Many academic departments, such as those documented by the Michigan State University Department of Chemistry, emphasize the importance of structural literacy. A calculator like this helps students practice the logic in a consistent and repeatable way.

Limitations and assumptions

While the calculator is powerful for many common structures, it uses simplified valence rules that assume neutral organic molecules. Charged species, radicals, and unusual valence states may require more advanced methods. For example, carbocations and carbanions shift hydrogen counts, and organometallic complexes break the standard assumptions about valence. If you are dealing with resonance structures, aromatic systems, or charged intermediates, the calculator still provides a useful baseline but should be checked against formal charge rules and spectroscopy data.

The halogen input is treated as a direct hydrogen replacement. If your structure includes multiple halogen types, you can use the total count and select a representative type for molar mass estimation, or run separate calculations to compare weights. Oxygen and sulfur are treated as two bond elements, which works well for alcohols, ethers, and many carbonyl compounds, but special cases like peroxides or hypervalent species may require manual adjustment.

Best practices for accurate line formula calculations

• Count carbons carefully by tracing each vertex and line end in the skeleton.
• Check for hidden rings, especially in fused aromatic systems.
• Verify double and triple bonds, as they have the biggest impact on hydrogen count.
• Use the degrees of unsaturation output to cross check the structure.
• When in doubt, rewrite the line formula as a fully expanded structure and compare counts.

Accuracy improves dramatically when you use the calculator as part of a workflow rather than as a standalone answer. By combining the output with chemical intuition and reference data, you can make confident decisions about structure and formula.
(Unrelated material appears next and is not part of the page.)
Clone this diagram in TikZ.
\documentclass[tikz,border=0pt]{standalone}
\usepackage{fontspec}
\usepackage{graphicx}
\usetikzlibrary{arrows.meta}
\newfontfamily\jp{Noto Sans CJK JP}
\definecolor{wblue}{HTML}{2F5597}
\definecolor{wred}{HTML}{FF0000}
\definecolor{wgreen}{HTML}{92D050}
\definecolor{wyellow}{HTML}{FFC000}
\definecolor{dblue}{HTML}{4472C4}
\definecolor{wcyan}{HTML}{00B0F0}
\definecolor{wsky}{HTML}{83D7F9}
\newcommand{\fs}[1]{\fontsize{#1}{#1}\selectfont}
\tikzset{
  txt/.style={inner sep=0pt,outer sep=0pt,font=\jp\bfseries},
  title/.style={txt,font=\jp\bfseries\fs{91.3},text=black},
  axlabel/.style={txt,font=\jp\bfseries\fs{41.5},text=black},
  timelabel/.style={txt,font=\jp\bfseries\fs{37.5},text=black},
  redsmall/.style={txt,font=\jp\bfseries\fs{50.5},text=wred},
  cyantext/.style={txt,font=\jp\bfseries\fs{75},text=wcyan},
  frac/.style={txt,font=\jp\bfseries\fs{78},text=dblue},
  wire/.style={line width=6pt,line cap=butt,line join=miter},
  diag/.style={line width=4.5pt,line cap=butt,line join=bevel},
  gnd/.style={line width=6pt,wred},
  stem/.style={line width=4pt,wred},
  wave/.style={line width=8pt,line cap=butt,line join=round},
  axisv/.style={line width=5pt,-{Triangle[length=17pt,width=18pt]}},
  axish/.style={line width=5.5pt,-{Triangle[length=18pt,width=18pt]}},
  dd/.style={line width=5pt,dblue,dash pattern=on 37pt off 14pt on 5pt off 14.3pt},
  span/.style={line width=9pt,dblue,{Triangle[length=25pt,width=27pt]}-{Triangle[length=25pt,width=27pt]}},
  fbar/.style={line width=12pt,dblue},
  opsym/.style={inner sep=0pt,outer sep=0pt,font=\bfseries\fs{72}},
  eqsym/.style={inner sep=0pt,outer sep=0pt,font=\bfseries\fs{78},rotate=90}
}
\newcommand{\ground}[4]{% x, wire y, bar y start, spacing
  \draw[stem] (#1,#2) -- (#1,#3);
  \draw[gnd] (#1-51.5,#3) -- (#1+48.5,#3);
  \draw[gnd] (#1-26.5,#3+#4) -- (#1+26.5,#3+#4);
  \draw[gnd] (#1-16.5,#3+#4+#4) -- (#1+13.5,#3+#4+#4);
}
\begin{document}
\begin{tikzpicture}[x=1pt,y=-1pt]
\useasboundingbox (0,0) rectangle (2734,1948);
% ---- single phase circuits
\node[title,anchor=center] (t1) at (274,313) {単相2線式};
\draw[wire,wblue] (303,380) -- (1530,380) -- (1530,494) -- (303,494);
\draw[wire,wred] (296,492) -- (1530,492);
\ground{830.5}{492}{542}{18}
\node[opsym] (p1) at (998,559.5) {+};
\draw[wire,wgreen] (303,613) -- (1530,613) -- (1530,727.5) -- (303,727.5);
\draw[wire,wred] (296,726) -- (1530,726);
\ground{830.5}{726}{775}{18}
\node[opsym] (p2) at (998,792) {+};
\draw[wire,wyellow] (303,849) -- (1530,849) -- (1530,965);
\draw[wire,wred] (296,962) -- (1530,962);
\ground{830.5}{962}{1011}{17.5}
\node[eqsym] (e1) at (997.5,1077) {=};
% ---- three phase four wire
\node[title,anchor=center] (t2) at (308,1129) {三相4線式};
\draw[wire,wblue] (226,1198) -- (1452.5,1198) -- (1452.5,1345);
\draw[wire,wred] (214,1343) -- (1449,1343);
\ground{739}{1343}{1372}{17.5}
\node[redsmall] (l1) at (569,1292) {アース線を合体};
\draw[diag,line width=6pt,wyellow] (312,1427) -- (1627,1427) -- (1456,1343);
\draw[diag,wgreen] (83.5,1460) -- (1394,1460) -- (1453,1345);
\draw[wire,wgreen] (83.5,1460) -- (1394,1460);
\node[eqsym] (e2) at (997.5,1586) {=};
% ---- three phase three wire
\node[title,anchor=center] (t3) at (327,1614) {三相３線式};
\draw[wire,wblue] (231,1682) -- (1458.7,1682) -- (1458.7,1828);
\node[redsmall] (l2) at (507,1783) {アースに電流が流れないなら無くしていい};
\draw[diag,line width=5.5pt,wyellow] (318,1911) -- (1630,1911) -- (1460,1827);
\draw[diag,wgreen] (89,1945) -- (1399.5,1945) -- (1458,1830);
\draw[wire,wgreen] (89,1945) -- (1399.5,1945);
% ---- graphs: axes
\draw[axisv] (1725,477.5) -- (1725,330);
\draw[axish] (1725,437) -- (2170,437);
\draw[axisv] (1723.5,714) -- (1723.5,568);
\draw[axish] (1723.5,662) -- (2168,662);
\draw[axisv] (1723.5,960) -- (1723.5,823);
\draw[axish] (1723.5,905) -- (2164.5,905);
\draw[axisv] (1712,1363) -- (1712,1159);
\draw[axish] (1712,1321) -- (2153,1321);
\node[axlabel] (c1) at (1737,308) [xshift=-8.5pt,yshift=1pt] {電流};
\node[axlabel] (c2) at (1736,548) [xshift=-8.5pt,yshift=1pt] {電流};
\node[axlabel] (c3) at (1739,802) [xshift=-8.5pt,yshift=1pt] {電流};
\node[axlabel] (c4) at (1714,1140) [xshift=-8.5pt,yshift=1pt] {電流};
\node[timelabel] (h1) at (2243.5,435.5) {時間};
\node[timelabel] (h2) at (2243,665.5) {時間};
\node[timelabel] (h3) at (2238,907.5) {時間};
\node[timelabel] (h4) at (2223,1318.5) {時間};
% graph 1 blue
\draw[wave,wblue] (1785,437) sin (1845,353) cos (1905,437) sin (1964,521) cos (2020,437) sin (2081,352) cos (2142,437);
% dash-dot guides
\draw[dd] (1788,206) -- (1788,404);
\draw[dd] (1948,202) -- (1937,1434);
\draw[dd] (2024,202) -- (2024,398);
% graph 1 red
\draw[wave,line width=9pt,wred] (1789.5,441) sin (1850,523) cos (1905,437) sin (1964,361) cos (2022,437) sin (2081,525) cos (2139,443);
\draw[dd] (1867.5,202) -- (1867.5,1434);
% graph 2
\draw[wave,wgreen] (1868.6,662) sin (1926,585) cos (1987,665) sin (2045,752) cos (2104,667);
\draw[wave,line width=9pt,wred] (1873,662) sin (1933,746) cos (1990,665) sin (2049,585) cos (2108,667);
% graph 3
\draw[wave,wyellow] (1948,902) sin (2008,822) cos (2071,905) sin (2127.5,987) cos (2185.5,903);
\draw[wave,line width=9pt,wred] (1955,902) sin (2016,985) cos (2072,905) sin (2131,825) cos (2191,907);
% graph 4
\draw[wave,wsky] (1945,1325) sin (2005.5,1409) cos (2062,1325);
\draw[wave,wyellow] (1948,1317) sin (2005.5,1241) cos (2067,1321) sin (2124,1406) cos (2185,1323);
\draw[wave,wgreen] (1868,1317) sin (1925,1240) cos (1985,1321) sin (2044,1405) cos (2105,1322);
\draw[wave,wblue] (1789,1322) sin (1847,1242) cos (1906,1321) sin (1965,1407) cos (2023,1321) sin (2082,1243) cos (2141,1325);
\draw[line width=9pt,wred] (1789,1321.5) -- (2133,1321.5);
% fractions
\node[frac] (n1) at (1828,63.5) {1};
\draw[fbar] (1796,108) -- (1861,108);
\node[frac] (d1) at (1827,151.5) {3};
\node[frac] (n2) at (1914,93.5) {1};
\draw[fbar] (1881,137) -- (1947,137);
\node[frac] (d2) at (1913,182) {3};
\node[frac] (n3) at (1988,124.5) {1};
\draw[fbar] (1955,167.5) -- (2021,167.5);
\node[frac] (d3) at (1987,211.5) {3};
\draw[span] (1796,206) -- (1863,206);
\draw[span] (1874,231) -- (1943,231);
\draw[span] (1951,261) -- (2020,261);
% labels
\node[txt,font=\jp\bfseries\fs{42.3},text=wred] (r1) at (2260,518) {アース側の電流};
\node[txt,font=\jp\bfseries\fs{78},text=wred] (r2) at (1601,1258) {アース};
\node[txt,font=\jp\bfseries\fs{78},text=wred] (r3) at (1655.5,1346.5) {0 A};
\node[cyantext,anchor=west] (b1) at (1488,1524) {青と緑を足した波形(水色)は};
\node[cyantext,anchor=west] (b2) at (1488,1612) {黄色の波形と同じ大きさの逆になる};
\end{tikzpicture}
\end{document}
Further learning and authoritative resources

To deepen your understanding, explore reference databases and academic resources that provide verified chemical data and structural guidance. The NIST Chemistry WebBook offers curated physical properties and spectra for thousands of compounds. The PubChem database provides molecular formulas, safety data, and links to primary literature. University resources, such as the instructional materials hosted by chemistry departments at major institutions, offer rigorous explanations of valence, bonding, and skeletal notation. Combining these sources with a structured calculator empowers you to connect line formulas to measurable chemical behavior with confidence.